Demikian pula dengan halnya kurikulum, apabila tidak memiliki dasar pijakan
yang kuat, maka kurikulum terebut akan mudah terombang-ambing dan yang menjadi
taruhannya adalah manusia sebagai peserta didik yang dihasilkan oleh pendidik
itu sendiri.
Ada
beberapa landasan utama dalam pengembangan suatu kurikulum diantaranya Robert S.
zais mengemukakan empat landasan pengembangan kurikulum, yaitu : Philosopy
and nature of knowledge, society and culture, the
individual dan learning theory. Sedangkan S.
Nasution berpendapat dalam bukunya “ Pengembangan Kurikulum” yaitu
asas filosofis yang pada hakikatnya menentukan tujuan umum pendidikan, asas
sosiologis yang memberikan dasar untuk menentukan apa yang akan dipelajari
sesuai dengan kebutuhan masyarakat, kebudayaan, dan perkembangan ilmu
pengetahuan dan teknologi, asas organisatoris yang memberikan dasar-dasar dalam
bentuk bagaimana bahan pelajaran itu disusun, bagaimana luas dan urutannya dan
asas psikologis yang memberikan prinsip-prinsip tentang perkembangan anak
dalam berbagai aspek serta caranya belajar agar bahan yang disediakan dapat
dicernakan dan dikuasai oleh anak sesuai dengan taraf perkembangnnya.
B. Landasan
Filosofis
Pendidikan
berintikan interaksi antar manusia, terutama antara pendidik dan peserta didik
untuk mencapai tujuan pendidikan. Di dalam interaksi tersebut terlibat isi yang
diinteraksikan serta bagaimana interaksi tersebut berlangsung.Apakah yang
menjadi tujuan pendidikan, siapa pendidik dan peserta didik, apa isi pendidikan
dan bagaimana proses interaksi pendidikan tersebut, merupakan
pertanyaan-pertanyaan yang membutuhkan jawaban yang mendasar, yang esensial
yaitu jawaban-jawaban filosofis. Sering dikatakan dan sudah menjadi
terkenal dalam dunia keilmuan bahwa filsafat merupakan ibu dari segala ilmu,
pada hakikatnya filsafat jugalah yang menentukan tujuan umum pendidikan.

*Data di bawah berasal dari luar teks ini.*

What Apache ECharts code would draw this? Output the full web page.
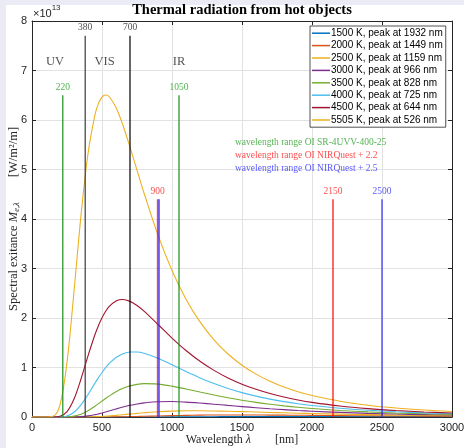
<!DOCTYPE html>
<html><head><meta charset="utf-8">
<script src="https://cdn.jsdelivr.net/npm/echarts@6/dist/echarts.min.js"></script>
<style>
html,body{margin:0;padding:0;background:#ebebf6;width:464px;height:448px;overflow:hidden;}
#bg{position:absolute;left:6px;top:5px;width:458px;height:443px;background:#fff;}
#c{position:absolute;left:0;top:0;width:464px;height:448px;}
</style>
</head><body><div id="bg"></div><div id="c"></div>
<script>
// ---- data (values in units of 1e13 W/m^2/m) ----
const wavelengthNm = [0,50,100,150,200,250,300,350,400,450,475,500,525,550,600,650,700,750,800,900,1000,1100,1200,1300,1400,1500,1600,1700,1800,1900,2000,2200,2400,2600,2800,3000];
const temperaturesK = [1500,2000,2500,3000,3500,4000,4500,5505];
const peakNm = [1932,1449,1159,966,828,725,644,526];
const m1500 = [0,0,0,0,0,0,0,0,0,0,0,0,0,0,0,0,0.0002,0.0004,0.0007,0.0015,0.0026,0.0038,0.0051,0.0063,0.0074,0.0083,0.0089,0.0094,0.0097,0.0098,0.0097,0.0094,0.0088,0.0081,0.0073,0.0066];
const m2000 = [0,0,0,0,0,0,0,0,0,0,0.0004,0.0007,0.0011,0.0015,0.0030,0.0050,0.0077,0.0108,0.0142,0.0214,0.0281,0.0336,0.0376,0.0400,0.0411,0.0411,0.0402,0.0388,0.0371,0.0351,0.0330,0.0287,0.0247,0.0211,0.0180,0.0154];
const m2500 = [0,0,0,0,0,0,0,0,0.0021,0.0057,0.0085,0.0120,0.0163,0.0212,0.0329,0.0461,0.0599,0.0734,0.0858,0.1060,0.1189,0.1248,0.1253,0.1219,0.1160,0.1086,0.1006,0.0924,0.0844,0.0768,0.0697,0.0573,0.0470,0.0387,0.0319,0.0265];
const m3000 = [0,0,0,0,0,0,0.0018,0.0080,0.0227,0.0477,0.0638,0.0818,0.1011,0.1214,0.1626,0.2015,0.2358,0.2639,0.2852,0.3088,0.3118,0.3007,0.2815,0.2583,0.2339,0.2100,0.1875,0.1668,0.1482,0.1316,0.1169,0.0925,0.0737,0.0591,0.0478,0.0390];
const m3500 = [0,0,0,0,0,0.0028,0.0172,0.0565,0.1257,0.2186,0.2698,0.3219,0.3731,0.4221,0.5096,0.5789,0.6285,0.6594,0.6738,0.6648,0.6236,0.5670,0.5055,0.4455,0.3898,0.3399,0.2960,0.2577,0.2247,0.1962,0.1717,0.1325,0.1034,0.0816,0.0651,0.0524];
const m4000 = [0,0,0,0,0.0018,0.0216,0.0956,0.2452,0.4544,0.6851,0.7964,0.9000,0.9935,1.0755,1.2017,1.2792,1.3136,1.3138,1.2875,1.1863,1.0544,0.9179,0.7900,0.6760,0.5770,0.4927,0.4213,0.3611,0.3106,0.2679,0.2320,0.1758,0.1352,0.1054,0.0832,0.0665];
const m4500 = [0,0,0,0.0003,0.0133,0.1070,0.3620,0.7682,1.2345,1.6661,1.8485,2.0037,2.1300,2.2279,2.3452,2.3739,2.3359,2.2516,2.1379,1.8690,1.5946,1.3435,1.1257,0.9420,0.7893,0.6634,0.5596,0.4741,0.4035,0.3450,0.2963,0.2216,0.1685,0.1301,0.1019,0.0809];
const m5505 = [0,0,0,0.0134,0.2469,1.1048,2.5349,4.0734,5.3176,6.1085,6.3353,6.4630,6.5053,6.4750,6.2540,5.8900,5.4526,4.9872,4.5258,3.6742,2.9584,2.3803,1.9209,1.5584,1.2723,1.0459,0.8658,0.7215,0.6053,0.5110,0.4340,0.3184,0.2384,0.1818,0.1409,0.1108];
const curves = [m1500,m2000,m2500,m3000,m3500,m4000,m4500,m5505];

// vertical marker lines (wavelength nm, top value)
const markerNm    = [220, 1050, 380, 700, 897, 907, 2150, 2500];
const markerTop   = [6.5, 6.5, 7.7, 7.7, 4.4, 4.4, 4.4, 4.4];
const markerLabel = ['220','1050','380','700','900','','2150','2500'];
const regionNames = ['UV','VIS','IR'];
const rangeNotes = ['wavelength range OI SR-4UVV-400-25','wavelength range OI NIRQuest + 2.2','wavelength range OI NIRQuest + 2.5'];
const xTicks = [0,500,1000,1500,2000,2500,3000];
const yTicks = [0,1,2,3,4,5,6,7,8];

// ---- styles / layout ----
const curveColors = ['#0072BD','#D95319','#EDB120','#7E2F8E','#77AC30','#4DBEEE','#A2142F','#EDB120'];
const markerColors = ['#1b8e1b','#1b8e1b','#3a3a3a','#000000','rgba(255,0,0,0.75)','rgba(40,40,255,0.65)','rgba(255,0,0,0.6)','rgba(40,40,255,0.6)'];
const markerWidths = [1.2,1.2,1.2,1.2,1.5,2,2,2];
const markerTextColors = ['#22a022','#22a022','#262626','#262626','#ff2020','#3030ff','#ff2020','#3030ff'];
const regionPos = [[164,7.18],[518,7.18],[1050,7.18]];
const notePos = [[1450,5.54],[1450,5.29],[1450,5.02]];
const noteColors = ['#2aa02a','#ff2020','#3030ff'];
const SERIF = '"Liberation Serif", "Times New Roman", serif';
const SANS = '"Liberation Sans", Arial, Helvetica, sans-serif';
const AX = '#262626';

const names = temperaturesK.map((t,i)=>`${t} K, peak at ${peakNm[i]} nm`);
const series = [];
curves.forEach((vals,i)=>{
  series.push({
    name: names[i], type:'line', smooth:0.35, showSymbol:false, z:2,
    color: curveColors[i],
    lineStyle:{width:1.1, color:curveColors[i]},
    data: wavelengthNm.map((w,j)=>[w, vals[j]])
  });
});
markerNm.forEach((nm,i)=>{
  series.push({
    type:'line', showSymbol:false, z:3, silent:true,
    lineStyle:{width:markerWidths[i], color:markerColors[i]},
    data:[[nm,0],[nm,markerTop[i]]]
  });
});
series.push({
  type:'scatter', symbolSize:0, z:4, silent:true,
  data: markerNm.map((nm,i)=>({value:[nm, markerTop[i]], label:{show: markerLabel[i]!=='', formatter: markerLabel[i], position:'top', distance:3, color:markerTextColors[i], fontSize:9.5, fontFamily:SERIF}}))
});
series.push({
  type:'scatter', symbolSize:0, z:4, silent:true,
  data: regionNames.map((n,i)=>({value:regionPos[i], label:{show:true, formatter:n, position:'inside', color:AX, fontSize:12.5, fontFamily:SERIF}}))
});
series.push({
  type:'scatter', symbolSize:0, z:4, silent:true,
  data: rangeNotes.map((n,i)=>({value:notePos[i], label:{show:true, formatter:n, position:'right', distance:0, color:noteColors[i], fontSize:9.5, fontFamily:SERIF}}))
});

const baseAxis = {
  type:'value',
  axisLine:{show:true, onZero:false, lineStyle:{color:AX, width:1}},
  axisTick:{show:true, inside:true, length:4, lineStyle:{color:AX}},
};
const chart = echarts.init(document.getElementById('c'), null, {renderer:'canvas'});
chart.setOption({
  animation:false,
  backgroundColor:'transparent',
  grid:{left:32, right:12, top:21, bottom:31, containLabel:false, outerBoundsMode:'none'},
  legend:{
    data: names, orient:'vertical', left:310, top:26,
    backgroundColor:'#ffffff', borderColor:'#262626', borderWidth:0.8,
    padding:[1,3,1,2], itemGap:0, itemWidth:18, itemHeight:1.5, icon:'rect',
    textStyle:{fontSize:10, fontFamily:SANS, color:'#000', lineHeight:12.4, padding:[0,0,0,-4]},
    selectedMode:false
  },
  xAxis:[
    Object.assign({}, baseAxis, {
      min:xTicks[0], max:xTicks[xTicks.length-1], interval:xTicks[1]-xTicks[0], position:'bottom',
      axisLabel:{color:AX, fontSize:11, fontFamily:SANS, margin:5, formatter:v=>String(v)},
      splitLine:{show:true, lineStyle:{color:'#e2e2e2', width:1}},
      name:'{t|Wavelength }{i|λ}{t|\u2003\u2003[nm]}', nameLocation:'middle', nameGap:16.5, nameMoveOverlap:false,
      nameTextStyle:{verticalAlign:'top', rich:{t:{fontSize:12, fontFamily:SERIF, color:AX}, i:{fontSize:12, fontFamily:SERIF, fontStyle:'italic', color:AX}}}
    }),
    Object.assign({}, baseAxis, {
      min:xTicks[0], max:xTicks[xTicks.length-1], interval:xTicks[1]-xTicks[0], position:'top',
      axisLabel:{show:false}, splitLine:{show:false}
    })
  ],
  yAxis:[
    Object.assign({}, baseAxis, {
      min:yTicks[0], max:yTicks[yTicks.length-1], interval:1, position:'left',
      axisLabel:{color:AX, fontSize:11, fontFamily:SANS, margin:5, formatter:v=>String(v)},
      splitLine:{show:true, lineStyle:{color:'#e2e2e2', width:1}},
      name:'{t|Spectral exitance }{i|M}{s|e,λ}{t|\u2003\u2003[W/m²/m]}', nameLocation:'middle', nameGap:11, nameRotate:90, nameMoveOverlap:false,
      nameTextStyle:{rich:{
        t:{fontSize:12.5, fontFamily:SERIF, color:AX},
        i:{fontSize:12.5, fontFamily:SERIF, fontStyle:'italic', color:AX},
        s:{fontSize:8.5, fontFamily:SERIF, fontStyle:'italic', color:AX, padding:[5,0,0,0]}
      }}
    }),
    Object.assign({}, baseAxis, {
      min:yTicks[0], max:yTicks[yTicks.length-1], interval:1, position:'right',
      axisLabel:{show:false}, splitLine:{show:false}
    })
  ],
  graphic:[
    {type:'text', x:242, y:10, style:{text:'Thermal radiation from hot objects', font:'bold 14.5px '+SERIF, fill:'#000', textAlign:'center', textVerticalAlign:'middle'}},
    {type:'text', x:33, y:3, style:{text:'{a|×10}{b|13}', rich:{a:{font:'11px '+SANS, fill:AX, padding:[5,0,0,0]}, b:{font:'8px '+SANS, fill:AX, padding:[0,0,6,0]}}, fill:AX}}
  ],
  series: series
});
</script>
</body></html>
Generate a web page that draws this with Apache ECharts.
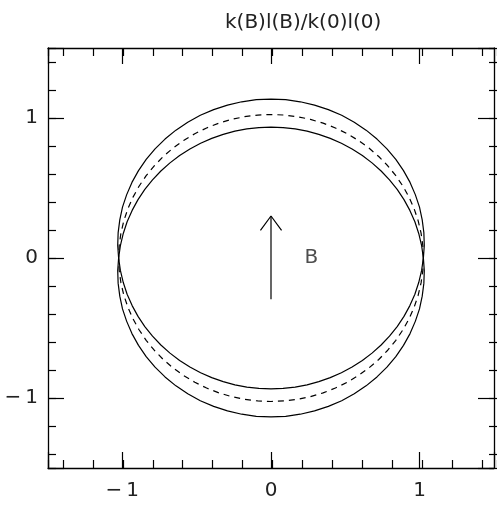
<!DOCTYPE html>
<html>
<head>
<meta charset="utf-8">
<script src="https://cdn.jsdelivr.net/npm/echarts@6/dist/echarts.min.js"></script>
<style>
  html, body { margin: 0; padding: 0; background: #fff; }
  #chart { width: 497px; height: 510px; }
</style>
</head>
<body>
<div id="chart"></div>
<script>
// polar angle (deg) and radius of the three curves
const angles = [0, 5, 10, 15, 20, 25, 30, 35, 40, 45, 50, 55, 60, 65, 70, 75, 80, 85, 90,
                95, 100, 105, 110, 115, 120, 125, 130, 135, 140, 145, 150, 155, 160, 165, 170, 175, 180,
                185, 190, 195, 200, 205, 210, 215, 220, 225, 230, 235, 240, 245, 250, 255, 260, 265, 270,
                275, 280, 285, 290, 295, 300, 305, 310, 315, 320, 325, 330, 335, 340, 345, 350, 355, 360];
const rOuter = [1.025, 1.035, 1.044, 1.053, 1.063, 1.071, 1.080, 1.088, 1.096, 1.103, 1.109, 1.115, 1.120, 1.125, 1.128, 1.131, 1.133, 1.135, 1.135,
                1.135, 1.133, 1.131, 1.128, 1.125, 1.120, 1.115, 1.109, 1.103, 1.096, 1.088, 1.080, 1.071, 1.063, 1.053, 1.044, 1.035, 1.025,
                1.035, 1.044, 1.053, 1.063, 1.071, 1.080, 1.088, 1.096, 1.103, 1.109, 1.115, 1.120, 1.125, 1.128, 1.131, 1.133, 1.135, 1.135,
                1.135, 1.133, 1.131, 1.128, 1.125, 1.120, 1.115, 1.109, 1.103, 1.096, 1.088, 1.080, 1.071, 1.063, 1.053, 1.044, 1.035, 1.025];
const rInner = [1.025, 1.017, 1.009, 1.002, 0.994, 0.987, 0.980, 0.973, 0.967, 0.961, 0.956, 0.951, 0.947, 0.943, 0.940, 0.938, 0.936, 0.935, 0.935,
                0.935, 0.936, 0.938, 0.940, 0.943, 0.947, 0.951, 0.956, 0.961, 0.967, 0.973, 0.980, 0.987, 0.994, 1.002, 1.009, 1.017, 1.025,
                1.017, 1.009, 1.002, 0.994, 0.987, 0.980, 0.973, 0.967, 0.961, 0.956, 0.951, 0.947, 0.943, 0.940, 0.938, 0.936, 0.935, 0.935,
                0.935, 0.936, 0.938, 0.940, 0.943, 0.947, 0.951, 0.956, 0.961, 0.967, 0.973, 0.980, 0.987, 0.994, 1.002, 1.009, 1.017, 1.025];
const rMid = angles.map(() => 1.025); // dashed curve: constant radius

// arrow for B
const arrowShaft = [[0, -0.295], [0, 0.30]];
const arrowHead  = [[-0.071, 0.197], [0, 0.30], [0.071, 0.197]];
const fieldLabel = [[0.272, 0]];

const tickValues = [-1, 0, 1];
const tickLabels = ['\u2212\u20091', '0', '1'];
const titleText = 'k(B)l(B)/k(0)l(0)';

const FONT = 'DejaVu Sans';
const INK = '#000';

function toXY(r) {
  return angles.map((a, i) => [r[i] * Math.cos(a * Math.PI / 180), r[i] * Math.sin(a * Math.PI / 180)]);
}

function fmt(v) {
  const i = tickValues.findIndex(t => Math.abs(t - v) < 1e-9);
  return i < 0 ? '' : tickLabels[i];
}

// major axes: splitNumber 3 -> step 1 ; minor axes: splitNumber 15 -> step 0.2
function makeAxis(pos, grid, major) {
  const labelled = major && (pos === 'bottom' || pos === 'left');
  return {
    type: 'value',
    gridIndex: grid,
    position: pos,
    min: -1.5,
    max: 1.5,
    splitNumber: major ? 3 : 15,
    axisLine: { show: major, onZero: false, lineStyle: { color: INK, width: 1.3 } },
    axisTick: { show: true, inside: true, length: major ? 16 : 8, lineStyle: { color: INK, width: 1.2 } },
    minorTick: { show: false },
    splitLine: { show: false },
    axisLabel: {
      show: labelled,
      formatter: fmt,
      fontFamily: FONT,
      fontSize: 20,
      color: '#222',
      margin: pos === 'bottom' ? 13 : 10,
      showMinLabel: true,
      showMaxLabel: true
    }
  };
}

const rect = { left: 48, top: 48, width: 450, height: 420 };

const chart = echarts.init(document.getElementById('chart'), null, { renderer: 'canvas' });

const curve = (r, type) => ({
  type: 'line',
  xAxisIndex: 0,
  yAxisIndex: 0,
  data: toXY(r),
  smooth: false,
  symbol: 'none',
  silent: true,
  lineStyle: { color: INK, width: 1.2, type: type }
});

chart.setOption({
  animation: false,
  backgroundColor: '#fff',
  title: {
    text: titleText,
    left: 220,
    top: 8,
    textStyle: { fontFamily: FONT, fontSize: 20, fontWeight: 'normal', color: '#222' }
  },
  grid: [
    Object.assign({}, rect, { containLabel: false }),
    Object.assign({}, rect, { containLabel: false })
  ],
  xAxis: [
    makeAxis('bottom', 0, true),
    makeAxis('top', 0, true),
    makeAxis('bottom', 1, false),
    makeAxis('top', 1, false)
  ],
  yAxis: [
    makeAxis('left', 0, true),
    makeAxis('right', 0, true),
    makeAxis('left', 1, false),
    makeAxis('right', 1, false)
  ],
  series: [
    curve(rOuter, 'solid'),
    curve(rInner, 'solid'),
    curve(rMid, [6, 5]),
    {
      type: 'line', xAxisIndex: 0, yAxisIndex: 0, data: arrowShaft,
      symbol: 'none', silent: true, lineStyle: { color: INK, width: 1.2 }
    },
    {
      type: 'line', xAxisIndex: 0, yAxisIndex: 0, data: arrowHead,
      symbol: 'none', silent: true, lineStyle: { color: INK, width: 1.2 }
    },
    {
      type: 'scatter', xAxisIndex: 0, yAxisIndex: 0, data: fieldLabel,
      symbolSize: 0, silent: true,
      label: {
        show: true, position: 'inside', formatter: 'B',
        fontFamily: FONT, fontSize: 20, color: '#222'
      }
    }
  ]
});
</script>
</body>
</html>
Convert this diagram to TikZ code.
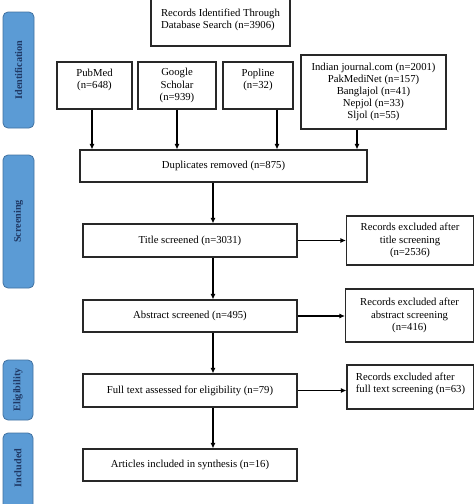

Filsafat pendidikan sebagai suatu pandangan hidup bukan
menjadi hiasan lidah belaka, melainkan harus meresapi tingkah laku semua
anggota masyarakat. Nilai-nilai filsafat pendidikan harus dilaksanakan dalam
perilaku sehari-hari. Hal ini menunjukan pentingnya filsafat pendidikan sebagai
landasan dalam rangka pengembangan kurikulum.
Kurikulum
pada hakikatnya adalah alat untuk mencapai tujuan pendidikan. Karena tujuan
pendidikan sangat dipengaruhi oleh filsafat atau pandangan hidup satu bangsa,
maka kurikulum yang dikembangkan juga harus mencerminkan falsafah atau
pandangan hidup yang dianut oleh bangsa tersebut. Oleh karena itu, terdapat
hubungan yang sangat erat antara kurikulum pendidikan di suatu Negara dengan
filasafat Negara yang dianutnya. Sebagai contoh, pada waktu Indonesia dijajah
oleh Belanda, maka kurikulum yang dianut pada masa itu sangat berorientasi pada
kepentingan politik Belanda. Demikian pula pada saat Negara kita dijajah oleh
Jepang, maka kurikulum yang dianutnya juga berorientasi kepada kepentingan dan
sistem nilai yang dianut oleh Jepang tersebut. Setelah Indonesia merdeka pada
tanggal 17 agustus 1945, Indonesia menggunakan pancasila sebagai dasar dan
falsafah hidup bermasyarakat, berbangsa dan bernegara, maka kurikulum pendidikan
pun disesuaikan dengan nilai-nilai pancasila itu sendiri. Perumusan tujuan
pendidikan, penyususnan program pendidikan, pemilihan dan penggunaan pendekatan
atau strategi pendidikan, peranan yang harus dilakukan pendidik/peserta didik
juga harus sesuai dengan falsafah bangsa ini yaitu pancasila.
Pengembangan
kurikulum membutuhkan filsafat sebagai landasan berfikir. Kajian-kajian
filosofis tentang kurikulum akan berupaya menjawab permasalahan-permasalahan
sekitar bagaimana seharusnya tujuan pendidikan itu dirumuskan, isi atau materi
pendidikan yang bagaimana yang seharusnya disajikan kepada peserta didik,
metode apa yang seharusnya digunakan untuk mencapai tujuan pendidikan, dan
bagaimana peranan yang seharusnya dilakukan pendidik dan peserta didik.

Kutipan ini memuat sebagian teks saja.